A Senator in the Philippines who has led the political fight against President Rodrigo Duterte’s war on drugs was arrested on Friday morning on charges that she herself benefited from the drug trade while serving as the country’s Secretary of Justice.
The Senator, Leila de Lima, has fiercely denied the allegations since Duterte first levied them in August, describing them in a statement Friday as “manufactured stories” intended to make an example of her and “to intimidate, silence, and destroy anyone who dares challenge” Duterte.
“My arrest is an appalling sign of the return of a power-hungry, morally bankrupt and abusive government,” she said. “The Filipino people know your style, Mr. President.

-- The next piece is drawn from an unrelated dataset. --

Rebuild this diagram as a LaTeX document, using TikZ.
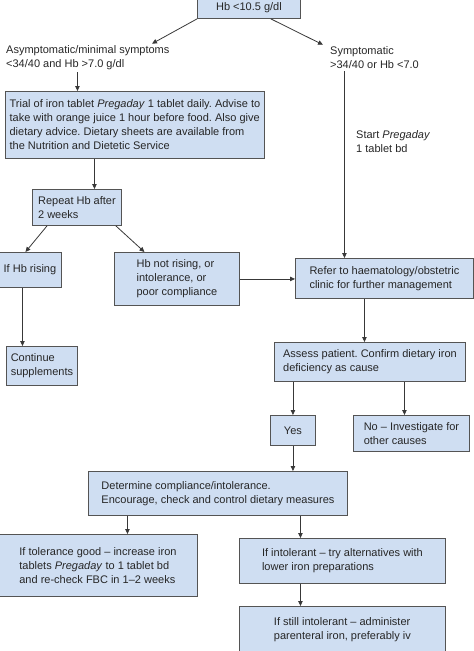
\documentclass[tikz,border=0pt]{standalone}
\usepackage{fontspec}
\setmainfont{Liberation Sans}
\usepackage{tikz}
\usetikzlibrary{arrows.meta}
\usepackage{xcolor}
\definecolor{boxblue}{rgb}{0.81, 0.87, 0.95}
\definecolor{edgegray}{rgb}{0.33, 0.33, 0.33}
\definecolor{arrowgray}{rgb}{0.22, 0.22, 0.22}
\frenchspacing

\begin{document}
\begin{tikzpicture}[x=1pt,y=-1pt,
  every node/.style={font=\fontsize{11}{14}\selectfont, text=black!85},
  box/.style={draw=edgegray, fill=boxblue, line width=0.9pt, align=left, anchor=north west, inner sep=0pt},
  lbl/.style={align=left, anchor=west, inner xsep=0pt, inner ysep=2pt},
  arr/.style={draw=arrowgray, line width=0.8pt, -{Triangle[length=5pt,width=4.5pt]}}]
\useasboundingbox (0,0) rectangle (474,651);

% start
  \node[box, minimum width=103, minimum height=22, align=center] (top) at (197,-4) {Hb <10.5 g/dl};
  \node[lbl] (asym) at (6,58) {Asymptomatic/minimal symptoms\\<34/40 and Hb >7.0 g/dl};
  \node[lbl] (sympt) at (330,58) {Symptomatic\\>34/40 or Hb <7.0};
  \draw[arr] (top.south west) -- ([xshift=146pt]asym.north west);
  \draw[arr] ([xshift=-30pt]top.south east) -- ([xshift=-7pt]sympt.north west);

% left branch
  \node[box, minimum width=259, minimum height=67] (trial) at (5,91)
    {Trial of iron tablet \textit{Pregaday} 1 tablet daily. Advise to\\take with orange juice 1 hour before food. Also give\\dietary advice. Dietary sheets are available from\\the Nutrition and Dietetic Service};
  \node[box, minimum width=89, minimum height=36] (rep) at (32,189) {Repeat Hb after\\2 weeks};
  \node[box, minimum width=63, minimum height=35] (rising) at (-2,252) {If Hb rising};
  \node[box, minimum width=125, minimum height=53] (notrising) at (114,252) {Hb not rising, or\\intolerance, or\\poor compliance};
  \node[box, minimum width=71, minimum height=39] (cont) at (6,346) {Continue\\supplements};
  \coordinate (c3) at ([xshift=-57.5pt]trial.north);
  \draw[arr] (c3 |- asym.south) -- (c3);
  \coordinate (c4) at ([xshift=17.5pt]rep.north);
  \draw[arr] (c4 |- trial.south) -- (c4);
  \draw[arr] ([xshift=15pt]rep.south west) -- ([xshift=-4.5pt]rising.north);
  \draw[arr] ([xshift=-6pt]rep.south east) -- ([xshift=-32.5pt]notrising.north);
  \coordinate (c7) at ([xshift=-19.5pt]cont.north);
  \draw[arr] (c7 |- rising.south) -- (c7);

% right branch
  \node[lbl] (startp) at (356,142) {Start \textit{Pregaday}\\1 tablet bd};
  \node[box, minimum width=178, minimum height=40] (refer) at (295,258) {Refer to haematology/obstetric\\clinic for further management};
  \node[box, minimum width=191, minimum height=39] (assess) at (274,342) {Assess patient. Confirm dietary iron\\deficiency as cause};
  \node[box, minimum width=45, minimum height=30, align=center] (yes) at (270,415) {Yes};
  \node[box, minimum width=116, minimum height=36] (no) at (353,415) {No -- Investigate for\\other causes};
  \coordinate (c9) at ([xshift=-40pt]refer.north);
  \draw[arr] (c9 |- sympt.south) -- (c9);
  \draw[arr] (notrising.east) -- (notrising.east -| refer.west);
  \coordinate (c10) at ([xshift=-5.5pt]assess.north);
  \draw[arr] (c10 |- refer.south) -- (c10);
  \draw[arr] (yes.north |- assess.south) -- (yes.north);
  \coordinate (c12) at ([xshift=-7pt]no.north);
  \draw[arr] (c12 |- assess.south) -- (c12);

% compliance
  \node[box, minimum width=259, minimum height=44] (determ) at (88,471) {Determine compliance/intolerance.\\Encourage, check and control dietary measures};
  \node[box, minimum width=199, minimum height=62] (tolgood) at (-2,534) {If tolerance good -- increase iron\\tablets \textit{Pregaday} to 1 tablet bd\\and re-check FBC in 1--2 weeks};
  \node[box, minimum width=206, minimum height=45] (intol) at (239,538) {If intolerant -- try alternatives with\\lower iron preparations};
  \node[box, minimum width=206, minimum height=46] (still) at (239,606) {If still intolerant -- administer\\parenteral iron, preferably iv};
  \draw[arr] (yes.south) -- (yes.south |- determ.north);
  \coordinate (c14) at ([xshift=29.5pt]tolgood.north);
  \draw[arr] (c14 |- determ.south) -- (c14);
  \coordinate (c15) at ([xshift=-42pt]intol.north);
  \draw[arr] (c15 |- determ.south) -- (c15);
  \coordinate (c16) at ([xshift=-42pt]still.north);
  \draw[arr] (c16 |- intol.south) -- (c16);
\end{tikzpicture}
\end{document}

To put the rule of law in your hands, silence your critics, and destroy those who will go against your caprices.”
De Lima, 57, was elected to the country’s Senate last year, promising to continue the fight for human rights she commenced while leading the country’s Department of Justice from 2010 to 2015. Her election coincided with the election of President Rodrigo Duterte, the brutish longtime mayor of the southern city of Davao, where he earned the sobriquet of “the Punisher” for his vigilante crusade against crime and drug use, often reliant on extrajudicial killings.
He said he would use the same tactic on a national level if elected to the Philippines’ highest office and is making good on his promise: Duterte’s “war on drugs” has left more than 6,000 dead. De Lima was quick to speak out against it, introducing a Senate resolution to investigate the killings within two weeks of her taking office.

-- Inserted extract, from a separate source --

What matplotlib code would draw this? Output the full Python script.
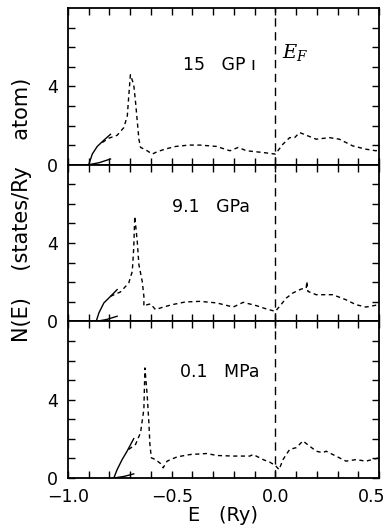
import numpy as np
import matplotlib
matplotlib.use("Agg")
from matplotlib import pyplot as plt
from matplotlib import transforms
from matplotlib.ticker import MultipleLocator, FixedLocator

plt.rcParams["font.family"] = ["DejaVu Sans"]

# panel labels, top to bottom
labels = ["15   GP ı", "9.1   GPa", "0.1   MPa"]
label_pos = [(-0.27, 5.1), (-0.31, 5.85), (-0.27, 5.4)]

# total DOS (dashed)
e_15 = [-0.835, -0.803, -0.763, -0.731, -0.714, -0.707, -0.699, -0.683, -0.674, -0.666,
        -0.658, -0.650, -0.634, -0.618, -0.594, -0.570, -0.530, -0.481, -0.417, -0.363,
        -0.283, -0.219, -0.179, -0.139, -0.059, 0.0, 0.037, 0.069, 0.093, 0.117, 0.157,
        0.197, 0.261, 0.309, 0.373, 0.437, 0.485, 0.5]
n_15 = [1.13, 1.35, 1.50, 1.89, 2.48, 3.50, 4.59, 4.09, 3.17, 2.23,
        1.30, 0.88, 0.80, 0.71, 0.54, 0.66, 0.80, 0.93, 1.00, 1.00,
        0.93, 0.71, 0.88, 0.71, 0.62, 0.54, 1.05, 1.38, 1.38, 1.64, 1.47,
        1.30, 1.38, 1.30, 0.96, 0.79, 0.71, 0.75]

e_91 = [-0.795, -0.747, -0.707, -0.690, -0.683, -0.678, -0.666, -0.658, -0.642, -0.634,
        -0.634, -0.618, -0.602, -0.578, -0.546, -0.498, -0.434, -0.363, -0.283, -0.203,
        -0.155, -0.091, -0.043, 0.0, 0.021, 0.053, 0.085, 0.125, 0.149, 0.152, 0.157,
        0.197, 0.277, 0.341, 0.389, 0.437, 0.5]
n_91 = [1.28, 1.50, 1.96, 2.55, 3.74, 5.36, 4.08, 2.89, 2.04, 1.28,
        0.77, 0.85, 0.89, 0.60, 0.71, 0.85, 0.99, 1.02, 0.94, 0.73,
        0.97, 0.80, 0.63, 0.51, 0.77, 1.19, 1.45, 1.65, 1.70, 2.04, 1.53,
        1.36, 1.36, 1.10, 0.85, 0.73, 0.85]

e_01 = [-0.707, -0.674, -0.650, -0.634, -0.629, -0.618, -0.610, -0.605, -0.598, -0.578,
        -0.554, -0.541, -0.522, -0.474, -0.410, -0.330, -0.283, -0.203, -0.123, -0.107,
        -0.059, -0.027, 0.0, 0.018, 0.037, 0.069, 0.101, 0.133, 0.165, 0.197, 0.229,
        0.245, 0.277, 0.341, 0.389, 0.437, 0.5]
n_01 = [1.46, 1.72, 2.32, 3.52, 5.62, 4.21, 2.84, 1.72, 1.03, 0.94,
        0.74, 0.52, 0.86, 1.08, 1.20, 1.25, 1.15, 1.12, 1.12, 1.20,
        0.94, 0.81, 0.64, 0.43, 0.94, 1.46, 1.55, 1.89, 1.63, 1.37, 1.29,
        1.37, 1.20, 0.86, 0.94, 0.86, 1.03]

# partial DOS near band bottom (solid)
e_up_15 = [-0.900, -0.883, -0.859, -0.827, -0.795]
n_up_15 = [0.0, 0.54, 0.93, 1.25, 1.55]
e_lo_15 = [-0.900, -0.850, -0.795]
n_lo_15 = [0.0, 0.10, 0.29]

e_up_91 = [-0.864, -0.851, -0.827, -0.803, -0.763]
n_up_91 = [0.0, 0.43, 0.94, 1.19, 1.62]
e_lo_91 = [-0.864, -0.815, -0.763]
n_lo_91 = [0.0, 0.09, 0.26]

e_up_01 = [-0.779, -0.763, -0.739, -0.715, -0.683]
n_up_01 = [0.0, 0.43, 0.94, 1.37, 2.01]
e_lo_01 = [-0.779, -0.730, -0.683]
n_lo_01 = [0.0, 0.08, 0.21]

total = [(e_15, n_15), (e_91, n_91), (e_01, n_01)]
upper = [(e_up_15, n_up_15), (e_up_91, n_up_91), (e_up_01, n_up_01)]
lower = [(e_lo_15, n_lo_15), (e_lo_91, n_lo_91), (e_lo_01, n_lo_01)]


def main():
    fig = plt.figure(figsize=(3.91, 5.31), dpi=100)
    left, right = 68 / 391, 379 / 391
    top, bottom = 1 - 8 / 531, 1 - 478 / 531
    h = (top - bottom) / 3

    for i in range(3):
        ax = fig.add_axes([left, top - (i + 1) * h, right - left, h])
        ax.plot(total[i][0], total[i][1], color="black", lw=1.0,
                linestyle=(0, (3.0, 2.5)))
        ax.plot(upper[i][0], upper[i][1], color="black", lw=1.0)
        ax.plot(lower[i][0], lower[i][1], color="black", lw=1.0)
        ax.axvline(0.0, color="black", lw=1.0, linestyle=(0, (6, 4)))
        ax.text(label_pos[i][0], label_pos[i][1], labels[i], fontsize=12.5,
                ha="center", va="center")

        ax.set_xlim(-1.0, 0.5)
        ax.set_ylim(0, 8)
        ax.xaxis.set_major_locator(MultipleLocator(0.5))
        ax.xaxis.set_minor_locator(MultipleLocator(0.1))
        ax.yaxis.set_major_locator(FixedLocator([0, 4]))
        ax.yaxis.set_minor_locator(FixedLocator([1, 2, 3, 5, 6, 7]))
        ax.tick_params(which="both", direction="in", top=True, right=True,
                       length=5, width=1.0, labelsize=12.5)
        ax.tick_params(axis="y", pad=7)
        ax.tick_params(axis="x", pad=7)
        for sp in ax.spines.values():
            sp.set_linewidth(1.3)
        if i < 2:
            ax.tick_params(labelbottom=False)
        else:
            ax.set_xticks([-1.0, -0.5, 0.0, 0.5])
            ax.set_xticklabels(["\u22121.0", "\u22120.5", "0.0", "0.5"])
            ax.set_xlabel("E   (Ry)", fontsize=14, labelpad=0)
            # keep the last label inside the figure
            last = ax.get_xticklabels()[-1]
            shift = transforms.ScaledTranslation(-5 / 72, 0, fig.dpi_scale_trans)
            last.set_transform(last.get_transform() + shift)
        if i == 0:
            ax.text(0.03, 5.75, r"$E_F$", fontsize=14, ha="left", va="center",
                    math_fontfamily="dejavuserif")

    fig.text(22 / 391, 1 - 210 / 531, "N(E)    (states/Ry    atom)", fontsize=15,
             rotation=90, ha="center", va="center")

    fig.savefig("out.png", dpi=100)


if __name__ == "__main__":
    main()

Duterte was quick to retaliate. In mid-August, he publicly declared that during her tenure as Secretary of Justice, de Lima had permitted the sale and use of drugs to flourish at New Bilibid Prison in metropolitan Manila in exchange for monetary kickbacks, which she used to fund her senatorial campaign. Her bagman in this scheme, Duterte said, was her longtime driver and bodyguard, Ronnie Dayan, with whom she had enjoyed a romantic relationship.
She was formally charged in October with drug trafficking, which could earn her up to two decades in prison. Plans to arrest her were announced last week; a local court issued a warrant for her arrest. She was finally arrested at the Senate on Friday.
“I have long prepared myself to be a political prisoner of this regime,” de Lima said in a statement issued after her arrest. “Rest assured that I will answer all the accusations against me in the proper time and venue. To the best of my ability, I will fulfill my duties as Senator of the Republic. Even in prison, even as I continue to be persecuted by this government, for as long as I live, I will continue fighting the good fight up to my very last breath.”